Le survivalisme est aussi une bonne affaire pour le milieu de l’édition. De nombreux livres apprennent à vivre en autarcie, à fabriquer une serre, un caveau à légumes ou un verger, à élever des poules et des lapins, etc. La maison d’édition Ulmer publie 50 ouvrages de ce type chaque année. "On explique par exemple comment construire une cave naturelle, indique Antoine Isambert, son directeur. Il ne s'agit pas de construire un bunker et de s'isoler du monde, ce sont les techniques pour moins consommer d'énergie et avoir un comportement plus vertueux écologiquement. Comme au XVIIIe siècle." D’anciennes "recettes" remises à la sauce survivaliste.

Modèle d'abri de protection civile - bunker de 26 m² proposé par la société Amesis, pour une famille de quatre personnes. (Amesis)

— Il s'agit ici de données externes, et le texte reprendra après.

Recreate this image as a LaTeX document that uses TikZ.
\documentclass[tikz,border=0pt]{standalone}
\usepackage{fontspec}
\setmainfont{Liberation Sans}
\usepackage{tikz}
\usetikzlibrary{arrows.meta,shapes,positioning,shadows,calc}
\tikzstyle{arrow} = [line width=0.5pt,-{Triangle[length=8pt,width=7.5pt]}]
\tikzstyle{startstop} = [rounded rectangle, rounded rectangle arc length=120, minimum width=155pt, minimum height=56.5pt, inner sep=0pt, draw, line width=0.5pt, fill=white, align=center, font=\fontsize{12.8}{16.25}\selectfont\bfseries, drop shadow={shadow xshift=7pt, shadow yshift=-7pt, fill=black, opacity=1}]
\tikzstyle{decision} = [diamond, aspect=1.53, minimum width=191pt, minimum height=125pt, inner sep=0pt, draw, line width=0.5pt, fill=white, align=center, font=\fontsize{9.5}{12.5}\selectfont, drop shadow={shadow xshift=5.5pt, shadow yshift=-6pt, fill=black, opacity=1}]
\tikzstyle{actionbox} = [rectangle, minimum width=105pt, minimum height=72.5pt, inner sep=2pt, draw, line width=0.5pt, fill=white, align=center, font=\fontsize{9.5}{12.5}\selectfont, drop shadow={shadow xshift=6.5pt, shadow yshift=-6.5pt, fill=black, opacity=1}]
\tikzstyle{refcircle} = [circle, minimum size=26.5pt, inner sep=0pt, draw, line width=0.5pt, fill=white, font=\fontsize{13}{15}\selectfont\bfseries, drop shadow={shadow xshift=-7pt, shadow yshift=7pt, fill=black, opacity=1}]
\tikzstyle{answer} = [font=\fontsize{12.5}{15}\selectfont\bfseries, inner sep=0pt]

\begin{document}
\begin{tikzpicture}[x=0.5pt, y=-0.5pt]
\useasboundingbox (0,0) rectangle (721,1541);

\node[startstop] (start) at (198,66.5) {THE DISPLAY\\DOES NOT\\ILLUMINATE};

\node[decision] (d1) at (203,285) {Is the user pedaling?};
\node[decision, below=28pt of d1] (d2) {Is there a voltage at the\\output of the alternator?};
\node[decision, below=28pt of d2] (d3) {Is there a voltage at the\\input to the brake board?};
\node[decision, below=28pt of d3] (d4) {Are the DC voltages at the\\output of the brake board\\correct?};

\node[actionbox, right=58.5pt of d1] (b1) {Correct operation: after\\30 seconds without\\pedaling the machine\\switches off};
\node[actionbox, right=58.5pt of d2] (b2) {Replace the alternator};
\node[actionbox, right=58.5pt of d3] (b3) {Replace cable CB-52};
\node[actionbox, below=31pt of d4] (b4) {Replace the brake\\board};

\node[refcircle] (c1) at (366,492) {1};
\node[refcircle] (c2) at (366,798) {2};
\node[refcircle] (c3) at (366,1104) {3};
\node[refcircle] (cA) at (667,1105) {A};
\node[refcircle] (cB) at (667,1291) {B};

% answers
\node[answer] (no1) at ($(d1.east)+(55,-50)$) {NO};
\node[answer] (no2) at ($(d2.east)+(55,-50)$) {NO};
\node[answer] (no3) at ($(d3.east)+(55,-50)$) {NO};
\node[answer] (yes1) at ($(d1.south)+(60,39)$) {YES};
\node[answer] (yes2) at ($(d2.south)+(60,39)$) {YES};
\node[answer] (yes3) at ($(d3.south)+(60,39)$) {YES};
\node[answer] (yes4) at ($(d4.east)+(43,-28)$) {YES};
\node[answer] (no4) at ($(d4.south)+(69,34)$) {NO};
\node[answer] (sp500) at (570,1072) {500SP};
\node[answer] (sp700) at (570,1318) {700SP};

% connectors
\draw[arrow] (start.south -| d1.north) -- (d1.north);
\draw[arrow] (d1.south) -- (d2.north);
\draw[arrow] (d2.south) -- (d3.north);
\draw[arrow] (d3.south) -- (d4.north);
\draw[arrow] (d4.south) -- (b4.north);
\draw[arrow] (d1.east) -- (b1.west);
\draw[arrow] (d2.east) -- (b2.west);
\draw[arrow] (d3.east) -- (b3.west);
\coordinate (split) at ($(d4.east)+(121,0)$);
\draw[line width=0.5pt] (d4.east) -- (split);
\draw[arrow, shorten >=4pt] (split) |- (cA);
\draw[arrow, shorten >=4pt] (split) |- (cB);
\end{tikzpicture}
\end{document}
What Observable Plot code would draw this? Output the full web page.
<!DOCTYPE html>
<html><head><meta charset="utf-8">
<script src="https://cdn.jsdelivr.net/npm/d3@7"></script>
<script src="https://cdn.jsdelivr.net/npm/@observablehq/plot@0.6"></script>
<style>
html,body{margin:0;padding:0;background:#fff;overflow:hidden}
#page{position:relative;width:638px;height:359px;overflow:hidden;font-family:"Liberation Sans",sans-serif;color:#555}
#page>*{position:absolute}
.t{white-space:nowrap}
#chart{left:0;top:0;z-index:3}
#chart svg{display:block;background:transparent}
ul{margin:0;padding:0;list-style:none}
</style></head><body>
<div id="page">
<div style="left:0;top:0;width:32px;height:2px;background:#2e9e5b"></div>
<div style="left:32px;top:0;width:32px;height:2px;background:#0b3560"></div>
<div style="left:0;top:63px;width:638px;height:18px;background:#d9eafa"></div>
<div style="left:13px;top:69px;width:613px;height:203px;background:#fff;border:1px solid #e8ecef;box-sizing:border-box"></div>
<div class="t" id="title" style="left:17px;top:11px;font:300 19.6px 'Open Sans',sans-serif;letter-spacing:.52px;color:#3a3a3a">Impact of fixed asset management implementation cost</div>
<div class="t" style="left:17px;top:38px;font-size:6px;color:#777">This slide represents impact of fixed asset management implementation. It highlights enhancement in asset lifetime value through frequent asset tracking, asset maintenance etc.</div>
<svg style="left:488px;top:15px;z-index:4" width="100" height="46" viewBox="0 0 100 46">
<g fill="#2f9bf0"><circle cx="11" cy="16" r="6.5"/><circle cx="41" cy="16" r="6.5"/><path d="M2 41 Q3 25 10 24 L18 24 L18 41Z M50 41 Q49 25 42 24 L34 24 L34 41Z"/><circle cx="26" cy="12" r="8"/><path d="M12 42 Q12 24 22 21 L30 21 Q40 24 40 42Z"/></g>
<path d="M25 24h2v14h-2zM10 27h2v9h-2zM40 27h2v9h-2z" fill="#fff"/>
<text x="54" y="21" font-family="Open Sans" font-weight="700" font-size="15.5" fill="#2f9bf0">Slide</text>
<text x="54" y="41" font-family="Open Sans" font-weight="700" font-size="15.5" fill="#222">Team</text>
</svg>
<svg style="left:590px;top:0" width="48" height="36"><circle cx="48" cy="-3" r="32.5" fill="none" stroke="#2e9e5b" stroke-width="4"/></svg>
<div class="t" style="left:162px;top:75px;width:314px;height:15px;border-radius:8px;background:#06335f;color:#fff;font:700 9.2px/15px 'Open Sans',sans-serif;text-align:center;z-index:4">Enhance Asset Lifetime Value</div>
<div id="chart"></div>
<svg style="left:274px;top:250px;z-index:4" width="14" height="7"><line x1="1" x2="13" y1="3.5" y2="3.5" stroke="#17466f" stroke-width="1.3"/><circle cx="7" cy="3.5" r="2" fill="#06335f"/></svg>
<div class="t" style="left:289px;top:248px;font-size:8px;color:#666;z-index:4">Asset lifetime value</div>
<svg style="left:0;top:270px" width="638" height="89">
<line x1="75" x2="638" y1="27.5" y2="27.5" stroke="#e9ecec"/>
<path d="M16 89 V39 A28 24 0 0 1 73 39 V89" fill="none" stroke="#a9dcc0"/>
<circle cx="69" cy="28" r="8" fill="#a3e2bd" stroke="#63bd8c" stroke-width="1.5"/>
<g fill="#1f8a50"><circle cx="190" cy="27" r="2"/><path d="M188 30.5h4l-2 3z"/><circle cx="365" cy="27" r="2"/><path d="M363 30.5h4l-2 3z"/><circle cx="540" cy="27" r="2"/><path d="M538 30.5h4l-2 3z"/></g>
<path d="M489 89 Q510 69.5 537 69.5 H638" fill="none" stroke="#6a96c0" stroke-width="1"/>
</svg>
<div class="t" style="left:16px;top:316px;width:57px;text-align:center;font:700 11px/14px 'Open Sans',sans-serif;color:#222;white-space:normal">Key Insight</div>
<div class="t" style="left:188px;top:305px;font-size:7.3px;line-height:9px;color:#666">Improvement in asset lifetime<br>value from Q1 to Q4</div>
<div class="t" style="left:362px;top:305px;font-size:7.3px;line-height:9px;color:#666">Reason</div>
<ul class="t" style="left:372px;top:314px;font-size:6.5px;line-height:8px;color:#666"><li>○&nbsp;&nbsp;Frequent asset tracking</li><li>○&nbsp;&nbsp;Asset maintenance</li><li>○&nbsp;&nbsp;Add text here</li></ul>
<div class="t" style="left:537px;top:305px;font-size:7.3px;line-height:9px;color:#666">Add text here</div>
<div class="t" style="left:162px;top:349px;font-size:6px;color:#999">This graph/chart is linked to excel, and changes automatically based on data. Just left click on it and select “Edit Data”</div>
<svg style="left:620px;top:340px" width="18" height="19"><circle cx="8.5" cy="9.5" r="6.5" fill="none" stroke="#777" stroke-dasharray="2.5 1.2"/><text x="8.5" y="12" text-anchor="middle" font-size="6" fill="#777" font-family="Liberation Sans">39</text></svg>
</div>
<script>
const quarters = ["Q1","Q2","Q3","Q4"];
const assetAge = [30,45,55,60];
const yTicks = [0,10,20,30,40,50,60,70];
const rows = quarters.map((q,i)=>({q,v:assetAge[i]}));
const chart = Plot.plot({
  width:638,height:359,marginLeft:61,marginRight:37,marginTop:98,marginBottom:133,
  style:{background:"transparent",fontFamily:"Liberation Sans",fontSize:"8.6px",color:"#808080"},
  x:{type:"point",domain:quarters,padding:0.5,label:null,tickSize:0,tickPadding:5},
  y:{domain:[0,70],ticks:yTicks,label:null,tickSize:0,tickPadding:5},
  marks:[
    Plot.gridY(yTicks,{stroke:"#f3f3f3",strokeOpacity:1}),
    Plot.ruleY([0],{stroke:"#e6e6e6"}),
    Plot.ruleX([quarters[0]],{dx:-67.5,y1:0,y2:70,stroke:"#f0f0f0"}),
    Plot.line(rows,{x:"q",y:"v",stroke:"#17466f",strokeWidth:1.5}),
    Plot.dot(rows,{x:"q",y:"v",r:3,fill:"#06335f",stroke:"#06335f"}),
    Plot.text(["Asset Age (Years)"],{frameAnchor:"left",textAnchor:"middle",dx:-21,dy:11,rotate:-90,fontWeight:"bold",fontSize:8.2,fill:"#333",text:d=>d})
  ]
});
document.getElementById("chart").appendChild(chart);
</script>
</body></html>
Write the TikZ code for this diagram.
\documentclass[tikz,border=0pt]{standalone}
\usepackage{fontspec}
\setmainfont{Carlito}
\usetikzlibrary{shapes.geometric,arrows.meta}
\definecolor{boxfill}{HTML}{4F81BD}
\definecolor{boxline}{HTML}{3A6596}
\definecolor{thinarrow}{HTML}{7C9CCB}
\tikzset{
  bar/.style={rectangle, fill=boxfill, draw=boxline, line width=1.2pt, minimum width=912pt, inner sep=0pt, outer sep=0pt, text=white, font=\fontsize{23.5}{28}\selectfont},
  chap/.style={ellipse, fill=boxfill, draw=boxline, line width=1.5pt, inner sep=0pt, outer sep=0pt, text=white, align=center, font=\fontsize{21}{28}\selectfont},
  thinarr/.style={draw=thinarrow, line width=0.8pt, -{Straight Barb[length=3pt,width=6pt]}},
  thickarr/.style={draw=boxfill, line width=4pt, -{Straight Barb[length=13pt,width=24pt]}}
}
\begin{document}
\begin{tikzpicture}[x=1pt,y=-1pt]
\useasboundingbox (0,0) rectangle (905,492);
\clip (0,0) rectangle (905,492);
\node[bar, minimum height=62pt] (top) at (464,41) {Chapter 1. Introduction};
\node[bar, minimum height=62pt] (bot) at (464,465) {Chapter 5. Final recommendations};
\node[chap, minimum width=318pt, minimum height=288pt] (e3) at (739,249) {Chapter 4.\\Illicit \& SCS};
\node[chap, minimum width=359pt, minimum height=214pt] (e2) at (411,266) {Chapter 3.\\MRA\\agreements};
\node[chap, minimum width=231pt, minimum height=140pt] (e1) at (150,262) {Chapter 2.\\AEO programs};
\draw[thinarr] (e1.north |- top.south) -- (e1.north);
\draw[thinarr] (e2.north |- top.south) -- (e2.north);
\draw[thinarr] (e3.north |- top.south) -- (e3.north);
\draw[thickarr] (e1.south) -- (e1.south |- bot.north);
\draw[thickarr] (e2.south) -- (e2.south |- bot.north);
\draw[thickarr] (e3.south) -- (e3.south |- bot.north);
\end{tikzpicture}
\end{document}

La crainte de l'action directe

Certains observateurs s’inquiètent de la manière dont pourrait évoluer certains militants survivalistes. Au-delà du côté idéaliste que peut inspirer un retour à la nature, une partie de cette mouvance semble vouloir se radicaliser. Se sentant en danger de disparition, et percevant la sphère politique comme dans l’incapacité de répondre à une situation d’urgence, elle tenterait de durcir sa manière d’y répondre. "On est dans un moment où on a affaire à des gens qui sont dans la désobéissance civile, qui revendiquent une approche pacifique, analyse Blaise Mao, journaliste au magazine Uzbec & Rica. Le mouvement Extinction rébellion, qui vient d'Angleterre, est en train de conquérir l'Europe à grande vitesse autour d'actions non-violentes. En revanche, la jonction qui est potentiellement ‘dangereuse’, ce serait le retour à l'action directe sur des cibles très identifiées, autour de la technologie ou du progrès technique. Des actions directes, radicales, qui sont maintenant beaucoup plus acceptées par l'opinion."